A Vision In Velvet_JulietBlackwell_20414721

WHAT PRICE THIS FAVOR?

4 STARS

For once, I found the title of a fictional work easily understandable and clearly pertinent to the story line. Lily Ivory dons a VELVET cloak that is not only giving off paranormal vibrations but is virtually calling to her. When she secures the clasp at her throat, Lily experiences a VISION in which she witnesses a witch being burned at the stake. And thus, we have the title: A Vision in Velvet.

Backing up about an hour or so, we find Lily purchasing a battered old trunk full of dry-rotted clothing – and a well-kept velvet cloak – from an antiques dealer by the name of Sebastian Crowley. Sebastian claims to have acquired the trunk from the relative of an older man who is trying to clean up his condo. Supposedly, the trunk originated in Boston around or before the time of the Salem witch trials and was brought west during the California Gold Rush. Feeling the psychic vibrations from the cloak, Lily purchases the trunk and its contents.

The moment she fastens the clasp of the cloak, Lily sees the vision of the witch burning and she hears someone screaming the word “deliverance.” Then she feels as if her fingers are burning off as she observes the witch’s ashes being scooped up by a set of hands positioned just in front of her eyes. Forced out of the vision when her worried friends unclasp the cloak, she remembers that she, herself, has no fingerprints. She was born without them, and her fingertips look as if the prints were burned off.

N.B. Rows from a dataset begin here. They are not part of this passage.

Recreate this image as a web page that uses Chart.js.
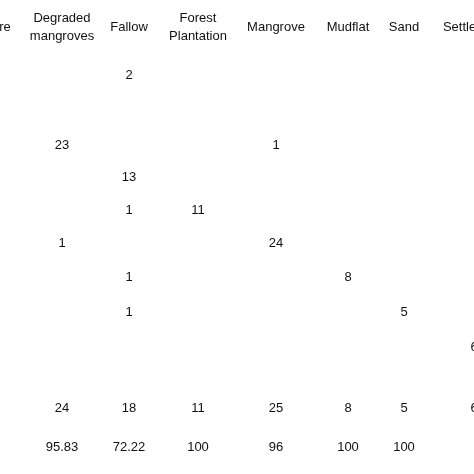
<!DOCTYPE html>
<html><head><meta charset="utf-8">
<script src="https://cdn.jsdelivr.net/npm/chart.js@4"></script>
<style>html,body{margin:0;padding:0;background:#fff}#w{width:474px;height:474px}</style>
</head><body><div id="w"><canvas id="c"></canvas></div>
<script>
const categories = [["Bare"],["Degraded","mangroves"],["Fallow"],["Forest","Plantation"],["Mangrove"],["Mudflat"],["Sand"],["Settlement"]];
// cells: [column, row, label]
const cellCol = [2,1,4,2,2,3,1,4,2,5,2,6,7, 1,2,3,4,5,6,7, 1,2,3,4,5,6];
const cellRow = [0,2,2,3,4,4,5,5,6,6,7,7,8, 9,9,9,9,9,9,9, 10,10,10,10,10,10];
const cellText = ["2","23","1","13","1","11","1","24","1","8","1","5","6",
  "24","18","11","25","8","5","6",
  "95.83","72.22","100","96","100","100"];
const colPos = [-3,62,129,198,276,348,404,474];
const rowPos = [75,110,145,177,210,243,277,312,347,408,447];

const pts = cellCol.map((c,i)=>({x:colPos[c], y:rowPos[cellRow[i]], t:cellText[i]}));
const FONT = '13px "Liberation Sans Narrow", "Liberation Sans", Arial, sans-serif';
const labels = {
  id:'labels',
  afterDatasetsDraw(chart){
    const ctx = chart.ctx, xs = chart.scales.x, ys = chart.scales.y;
    ctx.save(); ctx.fillStyle='#111'; ctx.font=FONT; ctx.textAlign='center'; ctx.textBaseline='middle';
    chart.getDatasetMeta(0).data.forEach((el,i)=>ctx.fillText(pts[i].t, el.x, el.y));
    categories.forEach((lines,i)=>{
      const x = xs.getPixelForValue(colPos[i]);
      if(lines.length===1) ctx.fillText(lines[0], x, ys.getPixelForValue(27));
      else { ctx.fillText(lines[0], x, ys.getPixelForValue(18)); ctx.fillText(lines[1], x, ys.getPixelForValue(36)); }
    });
    ctx.restore();
  }
};
new Chart(document.getElementById('c'), {
  type:'scatter',
  data:{datasets:[{data:pts, pointRadius:0, pointHoverRadius:0}]},
  options:{
    responsive:true, maintainAspectRatio:false, animation:false,
    layout:{padding:0},
    plugins:{legend:{display:false}, tooltip:{enabled:false}},
    scales:{
      x:{type:'linear', min:0, max:474, display:false},
      y:{type:'linear', min:0, max:474, reverse:true, display:false}
    }
  },
  plugins:[labels]
});
</script></body></html>
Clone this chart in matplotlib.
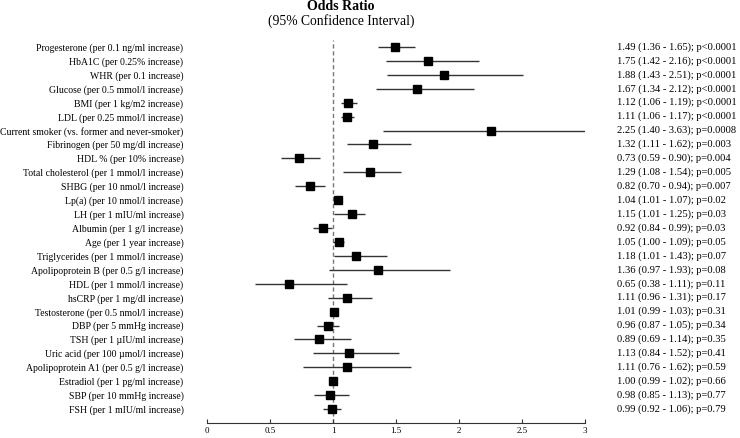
import matplotlib.pyplot as plt

# Odds ratios with 95% confidence intervals
labels = [
    "Progesterone (per 0.1 ng/ml increase)",
    "HbA1C (per 0.25% increase)",
    "WHR (per 0.1 increase)",
    "Glucose (per 0.5 mmol/l increase)",
    "BMI (per 1 kg/m2 increase)",
    "LDL (per 0.25 mmol/l increase)",
    "Current smoker (vs. former and never-smoker)",
    "Fibrinogen (per 50 mg/dl increase)",
    "HDL % (per 10% increase)",
    "Total cholesterol (per 1 mmol/l increase)",
    "SHBG (per 10 nmol/l increase)",
    "Lp(a) (per 10 nmol/l increase)",
    "LH (per 1 mIU/ml increase)",
    "Albumin (per 1 g/l increase)",
    "Age (per 1 year increase)",
    "Triglycerides (per 1 mmol/l increase)",
    "Apolipoprotein B (per 0.5 g/l increase)",
    "HDL (per 1 mmol/l increase)",
    "hsCRP (per 1 mg/dl increase)",
    "Testosterone (per 0.5 nmol/l increase)",
    "DBP (per 5 mmHg increase)",
    "TSH (per 1 \u00b5IU/ml increase)",
    "Uric acid (per 100 \u00b5mol/l increase)",
    "Apolipoprotein A1 (per 0.5 g/l increase)",
    "Estradiol (per 1 pg/ml increase)",
    "SBP (per 10 mmHg increase)",
    "FSH (per 1 mIU/ml increase)",
]
odds = [1.49, 1.75, 1.88, 1.67, 1.12, 1.11, 2.25, 1.32, 0.73, 1.29, 0.82, 1.04, 1.15,
        0.92, 1.05, 1.18, 1.36, 0.65, 1.11, 1.01, 0.96, 0.89, 1.13, 1.11, 1.00, 0.98, 0.99]
lower = [1.36, 1.42, 1.43, 1.34, 1.06, 1.06, 1.40, 1.11, 0.59, 1.08, 0.70, 1.01, 1.01,
         0.84, 1.00, 1.01, 0.97, 0.38, 0.96, 0.99, 0.87, 0.69, 0.84, 0.76, 0.99, 0.85, 0.92]
upper = [1.65, 2.16, 2.51, 2.12, 1.19, 1.17, 3.63, 1.62, 0.90, 1.54, 0.94, 1.07, 1.25,
         0.99, 1.09, 1.43, 1.93, 1.11, 1.31, 1.03, 1.05, 1.14, 1.52, 1.62, 1.02, 1.13, 1.06]
pvals = ["p<0.0001", "p<0.0001", "p<0.0001", "p<0.0001", "p<0.0001", "p<0.0001",
         "p=0.0008", "p=0.003", "p=0.004", "p=0.005", "p=0.007", "p=0.02", "p=0.03",
         "p=0.03", "p=0.05", "p=0.07", "p=0.08", "p=0.11", "p=0.17", "p=0.31", "p=0.34",
         "p=0.35", "p=0.41", "p=0.59", "p=0.66", "p=0.77", "p=0.79"]
xticks = [0, 0.5, 1, 1.5, 2, 2.5, 3]
xticklabels = ["0", "0.5", "1", "1.5", "2", "2.5", "3"]

plt.rcParams["font.family"] = ["Liberation Serif", "DejaVu Serif"]

fig = plt.figure(figsize=(7.4, 4.38), dpi=100)
ax = fig.add_axes([207 / 740, 15 / 438, 378 / 740, 383 / 438])

rows = list(range(len(labels)))
ax.axvline(1, color="#777777", linestyle=(0, (3, 2)), linewidth=1.0, zorder=1)
ax.hlines(rows, lower, upper, color="#333333", linewidth=1.0, zorder=2)
ax.plot(odds, rows, "s", color="black", markersize=6, zorder=3)

ax.set_xlim(0, 3)
ax.set_ylim(27.0, -0.5)
ax.set_xticks(xticks)
ax.set_xticklabels(xticklabels, fontsize=6.5)
ax.tick_params(axis="x", direction="in", length=3, width=0.8, pad=3, color="#333333")
ax.set_yticks(rows)
ax.set_yticklabels(labels, fontsize=7.0)
ax.tick_params(axis="y", length=0, pad=17)
for side in ["left", "top", "right"]:
    ax.spines[side].set_visible(False)
ax.spines["bottom"].set_color("#333333")
ax.spines["bottom"].set_linewidth(0.8)

trans = ax.get_yaxis_transform()
for i in rows:
    txt = f"{odds[i]:.2f} ({lower[i]:.2f} - {upper[i]:.2f}); {pvals[i]}"
    ax.text(1.085, i, txt, transform=trans, fontsize=7.6, va="center", ha="left")

fig.text(341 / 740, 1 - 6 / 438, "Odds Ratio", fontsize=10, fontweight="bold",
         ha="center", va="center")
fig.text(341 / 740, 1 - 21 / 438, "(95% Confidence Interval)", fontsize=9.8,
         ha="center", va="center")

fig.savefig("out.png", dpi=100)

Shortly thereafter, the antiques dealer is shot to death in the park near Lily’s shop. His body is found beneath an extremely old and dying oak tree that the park authority has slated for removal. Not believing in coincidences, Lily decides to investigate the provenance of the trunk and the cloak, hoping to find a clue to the identity of the murderer and a clue to the identities of the people in her vision.

With Sailor along to help with a little after hours B&E into the antique store, they learn the identity of the trunk’s seller, Bart Woolsey. Upon talking to him and a college professor who specializes in witchcraft as a religion, Lily determines that “deliverance” is not a concept but the name of the witch who was burned. She also learns that, from the pyre, Deliverance put a love curse on the Woolsey family, a curse that seems to have transcended generations. Based on this information as well as evidence discovered at the murder scene, Lily and her familiar, Oscar, go back to that dying oak tree for answers.

Now, the promotional blurb for this book clearly states that Oscar disappears sometime during the story. That word “disappear” is an understatement for what really happens to Oscar when they get to the tree. At that point, the plotline shifts sideways, with Lily’s focus completely on rescuing Oscar, rather than on the solution to the murder. Even the store is essentially left to run itself.

Juliet Blackwell has crafted an intense 6th entry in her Witchcraft Mystery series. Once Oscar disappears, the pace of the novel quickens and so does the danger to Lily. And by the end of the novel, you are not really sure if there has been an HEA or not. Blackwell has not left us with a cliffhanger, but she has left us with far more than just a hook leading to another adventure.

Too many characters have classified their “help” as favors that require payback. One supernatural character was vanquished far too easily. And one major character, in particular, may become more of a nightmare to Lily than the burning witch in her “vision in velvet.”